Lowe’s original negatives were destroyed on September 11th, 2001, during the terror attacks on the World Trade Center. But miraculously, some 1,500 of Lowe’s contact sheets and prints from the Kennedy file escaped destruction, stored safely at another facility in New York City.
A new exhibition at the Newseum in Washington D.C. highlights 170 of the salvaged images. Restoring them to recognition, however, was far from easy: a team of seven imaging specialists spent more than 600 hours diligently bringing to life iconic images from fading contact sheets, unpolished work prints and creased proofs.
Indira Williams Babic, the senior manager of visual resources at the museum, explained her team’s exhaustive process to TIME.
“There wasn’t anything first-generation that we could work off of,” she said. “We pored through around 40,000 images, give or take.” Pairing down the initial selection to around 1,000 images, Babic then sorted the photographs into smaller groups by content or location.

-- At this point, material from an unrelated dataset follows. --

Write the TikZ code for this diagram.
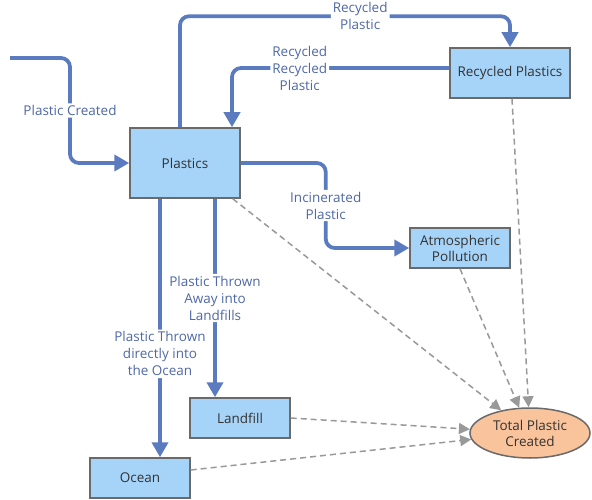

After this initial inventory, the Newseum’s design team began to figure out what the show would look like. These decisions dictated the specific restoration challenges ahead, e.g, if the design team wanted 60-inch prints from a 1-inch contact proof covered in pen markings and scratches.
“You know it’s going to be incredibly challenging,” Babic explains, “not to make it look artsy and beautiful, but the way it was supposed to look. We’re a news museum, so at the top of the list, we have to respect the photojournalist and his vision. We’ll make it big, make it beautiful, but make it real — that was the tough part.”
Many of the contact sheets were marked with scratches and printing notes. Babic points to the paradox of finding one of Lowe’s particularly-recognizable images amongst the thousands: the best photographs frequently had the worst damage. More often than not, the iconic frames on the contact sheets were covered with the photographer’s writing or surrounded by an excited scribbled circle. Every inch of stray pen mark could add numerous days to the restorationist’s workload.
Babic described the process as a dance — restoring the recognizable frames that the public expects from Lowe while also remaining realistic about what could be salvaged from the limited sizes of the original proofs.
And even after the team “restored” an image, the team often wasn’t satisfied. In some cases, they started the process over — even after hours of work — when the quality of restoration didn’t feel quite right. “You can click on white specks only so many times…but we didn’t give up,” Babic jokes.
Restoring from contact sheets also had this unique advantage: the images immediately surrounding the iconic frame often provided important historical details that the team could use as references. Rather than guessing about a detail that might have been obscured on a well-known image, the team was able to verify objects hidden beneath a scratch or a pen mark by comparing the picture to other, nearby frames.
Thus, more than a decade after the single most horrific and memorable day in modern American history, and just over 50 years after the short, legendary JFK presidency, important pictures that might have been lost to history have, in a sense, been pulled from the ashes.
Creating Camelot: The Kennedy Photography of Jacques Lowe is on view at the Newseum in Washington D.C. from April 12 through January 5, 2014.